**Direction**
Omit all pictures, then retype the data exactly as given.

--------------------

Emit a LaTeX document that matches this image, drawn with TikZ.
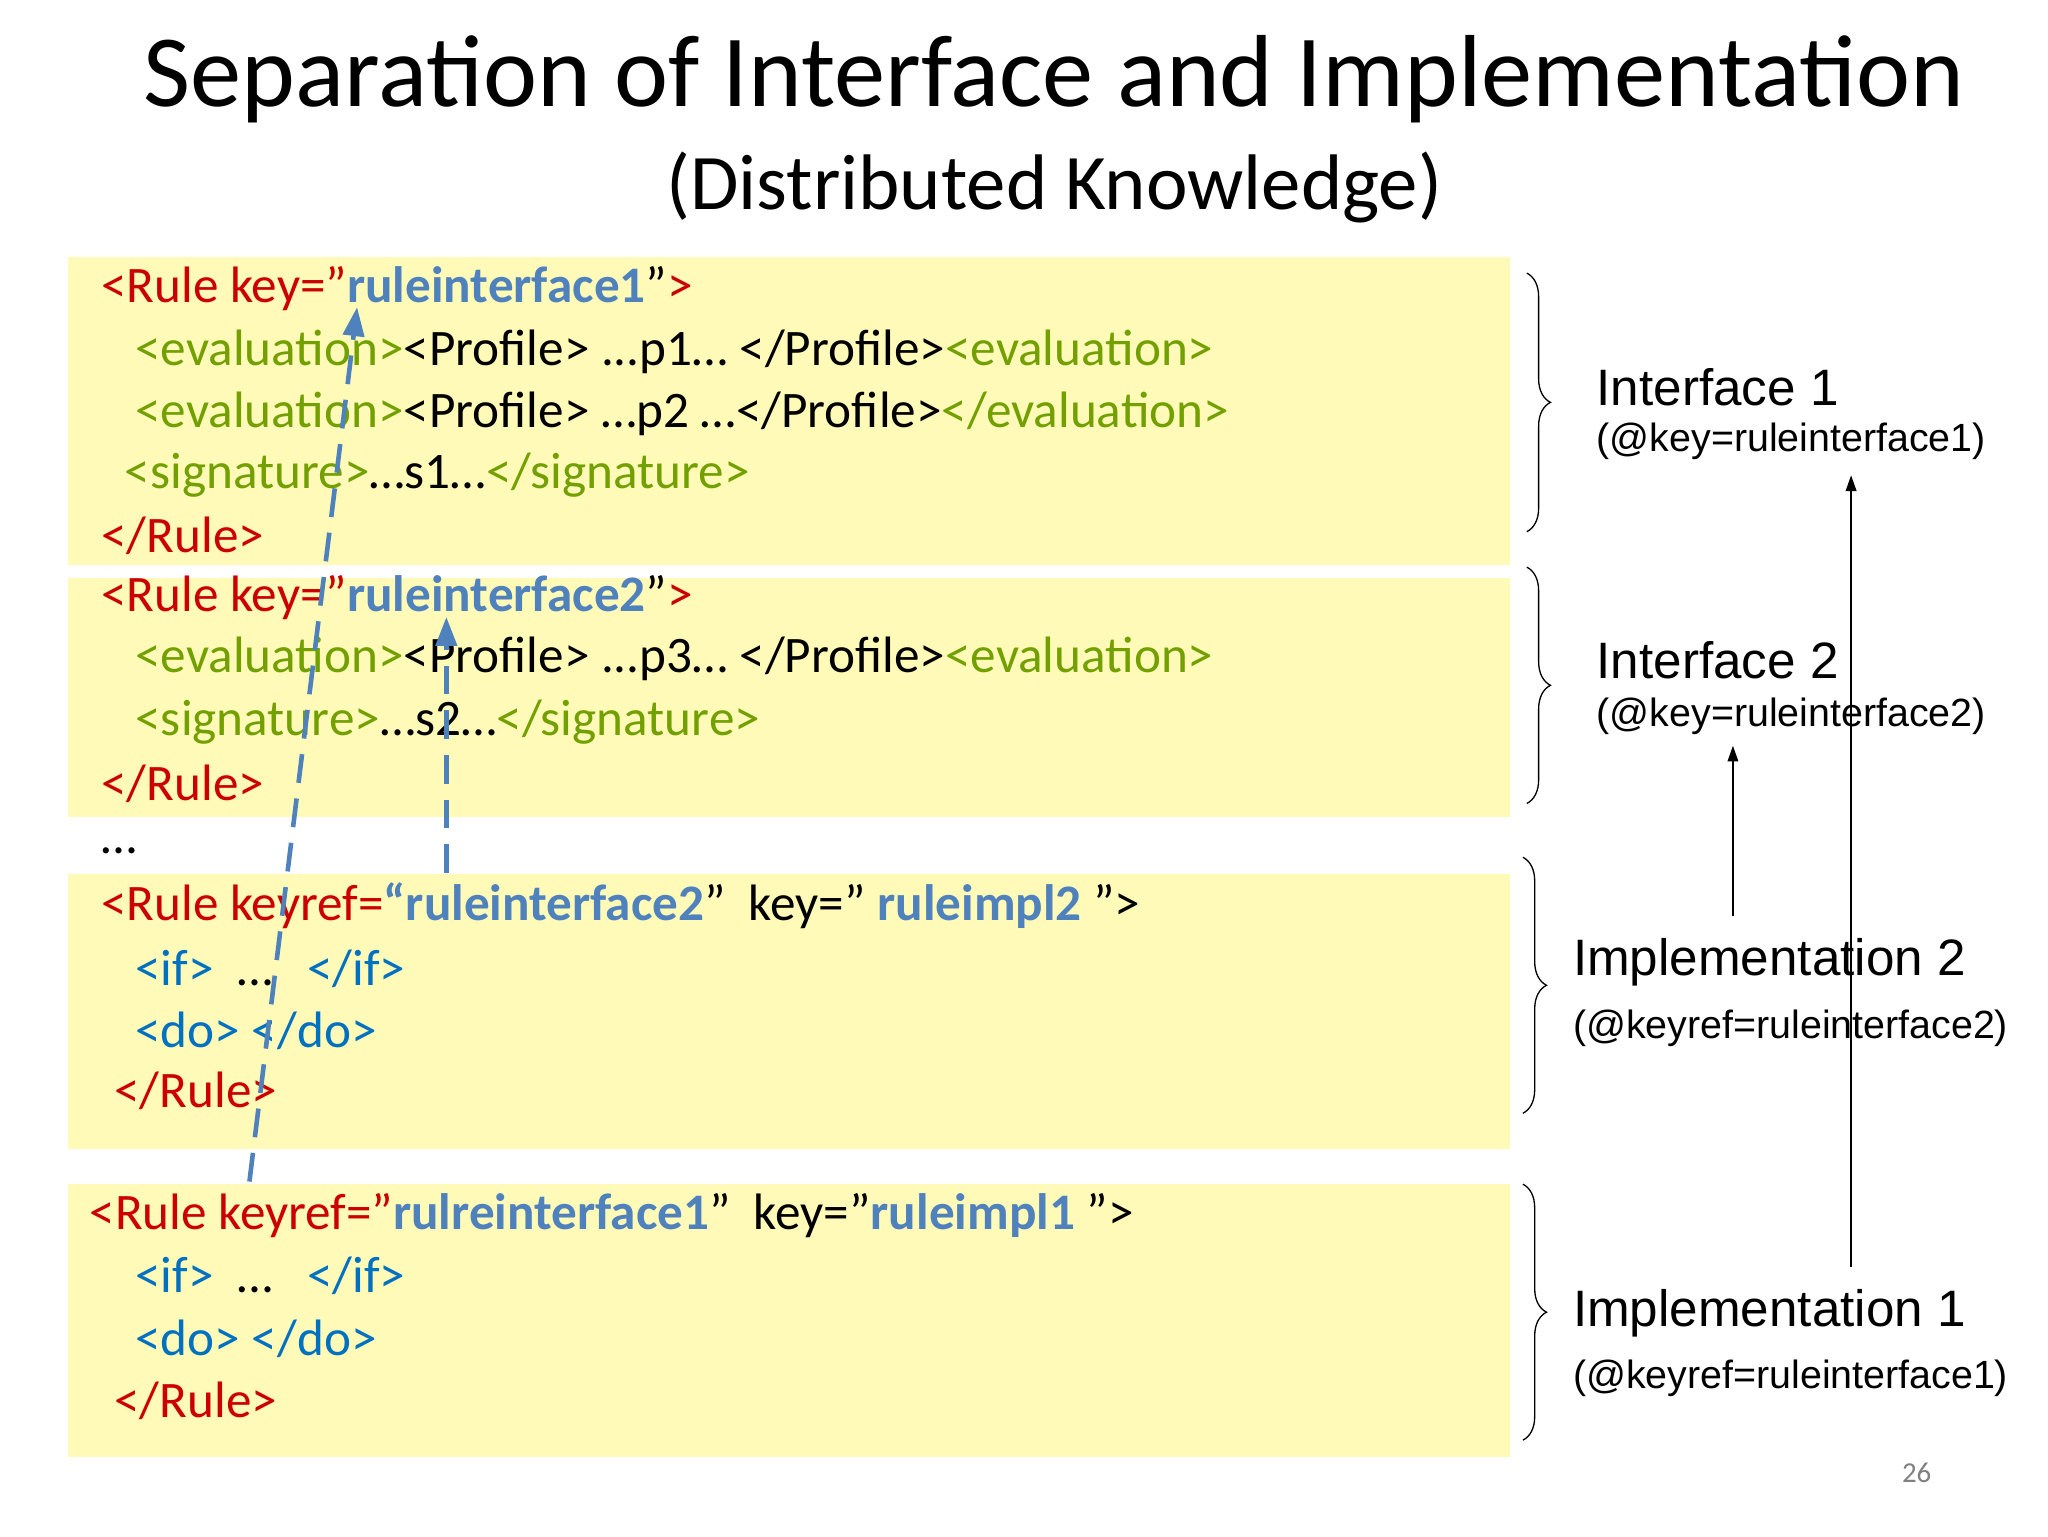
\documentclass[tikz,border=0pt]{standalone}
\usepackage{fontspec}
\setmainfont{Carlito}
\newfontfamily\arial{Liberation Sans}
\usetikzlibrary{decorations.pathreplacing,arrows.meta}
\definecolor{boxy}{HTML}{FFFAB8}
\definecolor{cred}{HTML}{CC0000}
\definecolor{cval}{HTML}{4F81BD}
\definecolor{cgrn}{HTML}{72A000}
\definecolor{cif}{HTML}{0070C0}
\newcommand\cRed[1]{\textcolor{cred}{#1}}
\newcommand\cVal[1]{\textcolor{cval}{\bfseries #1}}
\newcommand\cGrn[1]{\textcolor{cgrn}{#1}}
\newcommand\cIf[1]{\textcolor{cif}{#1}}
\newcommand\q{\symbol{34}}
\begin{document}
\begin{tikzpicture}[x=1pt,y=-1pt,
  code/.style={anchor=west,inner sep=0pt,font=\fontsize{39}{44}\selectfont},
  lab/.style={anchor=west,inner sep=0pt,font=\arial\fontsize{39}{44}\selectfont},
  sub/.style={anchor=west,inner sep=0pt,font=\arial\fontsize{30}{34}\selectfont},
  brc/.style={decorate,decoration={brace,amplitude=18pt},line width=1pt},
  bluedash/.style={draw=cval,line width=3.5pt,dash pattern=on 22pt off 12pt,-{Triangle[length=22pt,width=16pt]}},
  varr/.style={line width=1.5pt,-{Triangle[length=12pt,width=8pt]}}]
\useasboundingbox (0,0) rectangle (1560,1170);
\node[font=\fontsize{78}{88}\selectfont,inner sep=0pt] (title) at (803,60) {Separation of Interface and Implementation};
\node[font=\fontsize{60}{68}\selectfont,inner sep=0pt] (subt) at (803,143) {(Distributed Knowledge)};
\fill[boxy] (52,196) rectangle (1150,430);
\fill[boxy] (52,440) rectangle (1150,622);
\fill[boxy] (52,666) rectangle (1150,875);
\fill[boxy] (52,902) rectangle (1150,1110);
% box 1
\node[code] (a1) at (77,220) {\cRed{<Rule key=\q}\cVal{ruleinterface1}\q\cRed{>}};
\node[code] (a2) at (103,268) {\cGrn{<evaluation>}<Profile> ...p1… </Profile>\cGrn{<evaluation>}};
\node[code] (a3) at (103,315) {\cGrn{<evaluation>}<Profile> …p2 …</Profile>\cGrn{</evaluation>}};
\node[code] (a4) at (95,362) {\cGrn{<signature>}…s1…\cGrn{</signature>}};
\node[code] (a5) at (77,408) {\cRed{</Rule>}};
% box 2
\node[code] (b1) at (77,455) {\cRed{<Rule key=\q}\cVal{ruleinterface2}\q\cRed{>}};
\node[code] (b2) at (103,502) {\cGrn{<evaluation>}<Profile> ...p3… </Profile>\cGrn{<evaluation>}};
\node[code] (b3) at (103,550) {\cGrn{<signature>}…s2…\cGrn{</signature>}};
\node[code] (b4) at (77,597) {\cRed{</Rule>}};
\node[code] (dots) at (77,648) {…};
% box 3
\node[code] (c1) at (77,690) {\cRed{<Rule keyref=}\cVal{“ruleinterface2}\q\ \ key=\q\ \cVal{ruleimpl2} \q>};
\node[code] (c2) at (103,738) {\cIf{<if>}\ \ …\ \ \ \cIf{</if>}};
\node[code] (c3) at (103,785) {\cIf{<do> </do>}};
\node[code] (c4) at (87,831) {\cRed{</Rule>}};
% box 4
\node[code] (d1) at (68,926) {\cRed{<Rule keyref=\q}\cVal{rulreinterface1}\q\ \ key=\q\cVal{ruleimpl1} \q>};
\node[code] (d2) at (103,972) {\cIf{<if>}\ \ …\ \ \ \cIf{</if>}};
\node[code] (d3) at (103,1020) {\cIf{<do> </do>}};
\node[code] (d4) at (87,1067) {\cRed{</Rule>}};
% braces
\draw[brc] (1163,208) -- (1163,405);
\draw[brc] (1163,432) -- (1163,612);
\draw[brc] (1160,653) -- (1160,848);
\draw[brc] (1160,902) -- (1160,1097);
% labels
\node[lab] (i1) at (1216,295) {Interface 1};
\node[sub] (i1s) at (1216,336) {(@key=ruleinterface1)};
\node[lab] (i2) at (1216,503) {Interface 2};
\node[sub] (i2s) at (1216,546) {(@key=ruleinterface2)};
\node[lab] (m2) at (1198,733) {Implementation 2};
\node[sub] (m2s) at (1198,783) {(@keyref=ruleinterface2)};
\node[lab] (m1) at (1198,1000) {Implementation 1};
\node[sub] (m1s) at (1198,1050) {(@keyref=ruleinterface1)};
\node[text=gray,font=\fontsize{22}{26}\selectfont,inner sep=0pt] (pg) at (1460,1122) {26};
% arrows
\coordinate (p1) at (1410,965); \coordinate (q1) at (1410,362);
\coordinate (p2) at (1320,698); \coordinate (q2) at (1320,568);
\draw[varr] (p1) -- (q1);
\draw[varr] (p2) -- (q2);
\coordinate (s1) at (190,900); \coordinate (t1) at (272,234);
\coordinate (s2) at (340,665); \coordinate (t2) at (340,470);
\draw[bluedash] (s1) -- (t1);
\draw[bluedash] (s2) -- (t2);
\end{tikzpicture}
\end{document}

--------------------

**Task answer**
Emit a LaTeX document that matches this image, drawn with TikZ.
\documentclass[tikz,border=0pt]{standalone}
\usepackage{fontspec}
\setmainfont{Carlito}
\newfontfamily\arial{Liberation Sans}
\usetikzlibrary{decorations.pathreplacing,arrows.meta}
\definecolor{boxy}{HTML}{FFFAB8}
\definecolor{cred}{HTML}{CC0000}
\definecolor{cval}{HTML}{4F81BD}
\definecolor{cgrn}{HTML}{72A000}
\definecolor{cif}{HTML}{0070C0}
\newcommand\cRed[1]{\textcolor{cred}{#1}}
\newcommand\cVal[1]{\textcolor{cval}{\bfseries #1}}
\newcommand\cGrn[1]{\textcolor{cgrn}{#1}}
\newcommand\cIf[1]{\textcolor{cif}{#1}}
\newcommand\q{\symbol{34}}
\begin{document}
\begin{tikzpicture}[x=1pt,y=-1pt,
  code/.style={anchor=west,inner sep=0pt,font=\fontsize{39}{44}\selectfont},
  lab/.style={anchor=west,inner sep=0pt,font=\arial\fontsize{39}{44}\selectfont},
  sub/.style={anchor=west,inner sep=0pt,font=\arial\fontsize{30}{34}\selectfont},
  brc/.style={decorate,decoration={brace,amplitude=18pt},line width=1pt},
  bluedash/.style={draw=cval,line width=3.5pt,dash pattern=on 22pt off 12pt,-{Triangle[length=22pt,width=16pt]}},
  varr/.style={line width=1.5pt,-{Triangle[length=12pt,width=8pt]}}]
\useasboundingbox (0,0) rectangle (1560,1170);
\node[font=\fontsize{78}{88}\selectfont,inner sep=0pt] (title) at (803,60) {Separation of Interface and Implementation};
\node[font=\fontsize{60}{68}\selectfont,inner sep=0pt] (subt) at (803,143) {(Distributed Knowledge)};
\fill[boxy] (52,196) rectangle (1150,430);
\fill[boxy] (52,440) rectangle (1150,622);
\fill[boxy] (52,666) rectangle (1150,875);
\fill[boxy] (52,902) rectangle (1150,1110);
% box 1
\node[code] (a1) at (77,220) {\cRed{<Rule key=\q}\cVal{ruleinterface1}\q\cRed{>}};
\node[code] (a2) at (103,268) {\cGrn{<evaluation>}<Profile> ...p1… </Profile>\cGrn{<evaluation>}};
\node[code] (a3) at (103,315) {\cGrn{<evaluation>}<Profile> …p2 …</Profile>\cGrn{</evaluation>}};
\node[code] (a4) at (95,362) {\cGrn{<signature>}…s1…\cGrn{</signature>}};
\node[code] (a5) at (77,408) {\cRed{</Rule>}};
% box 2
\node[code] (b1) at (77,455) {\cRed{<Rule key=\q}\cVal{ruleinterface2}\q\cRed{>}};
\node[code] (b2) at (103,502) {\cGrn{<evaluation>}<Profile> ...p3… </Profile>\cGrn{<evaluation>}};
\node[code] (b3) at (103,550) {\cGrn{<signature>}…s2…\cGrn{</signature>}};
\node[code] (b4) at (77,597) {\cRed{</Rule>}};
\node[code] (dots) at (77,648) {…};
% box 3
\node[code] (c1) at (77,690) {\cRed{<Rule keyref=}\cVal{“ruleinterface2}\q\ \ key=\q\ \cVal{ruleimpl2} \q>};
\node[code] (c2) at (103,738) {\cIf{<if>}\ \ …\ \ \ \cIf{</if>}};
\node[code] (c3) at (103,785) {\cIf{<do> </do>}};
\node[code] (c4) at (87,831) {\cRed{</Rule>}};
% box 4
\node[code] (d1) at (68,926) {\cRed{<Rule keyref=\q}\cVal{rulreinterface1}\q\ \ key=\q\cVal{ruleimpl1} \q>};
\node[code] (d2) at (103,972) {\cIf{<if>}\ \ …\ \ \ \cIf{</if>}};
\node[code] (d3) at (103,1020) {\cIf{<do> </do>}};
\node[code] (d4) at (87,1067) {\cRed{</Rule>}};
% braces
\draw[brc] (1163,208) -- (1163,405);
\draw[brc] (1163,432) -- (1163,612);
\draw[brc] (1160,653) -- (1160,848);
\draw[brc] (1160,902) -- (1160,1097);
% labels
\node[lab] (i1) at (1216,295) {Interface 1};
\node[sub] (i1s) at (1216,336) {(@key=ruleinterface1)};
\node[lab] (i2) at (1216,503) {Interface 2};
\node[sub] (i2s) at (1216,546) {(@key=ruleinterface2)};
\node[lab] (m2) at (1198,733) {Implementation 2};
\node[sub] (m2s) at (1198,783) {(@keyref=ruleinterface2)};
\node[lab] (m1) at (1198,1000) {Implementation 1};
\node[sub] (m1s) at (1198,1050) {(@keyref=ruleinterface1)};
\node[text=gray,font=\fontsize{22}{26}\selectfont,inner sep=0pt] (pg) at (1460,1122) {26};
% arrows
\coordinate (p1) at (1410,965); \coordinate (q1) at (1410,362);
\coordinate (p2) at (1320,698); \coordinate (q2) at (1320,568);
\draw[varr] (p1) -- (q1);
\draw[varr] (p2) -- (q2);
\coordinate (s1) at (190,900); \coordinate (t1) at (272,234);
\coordinate (s2) at (340,665); \coordinate (t2) at (340,470);
\draw[bluedash] (s1) -- (t1);
\draw[bluedash] (s2) -- (t2);
\end{tikzpicture}
\end{document}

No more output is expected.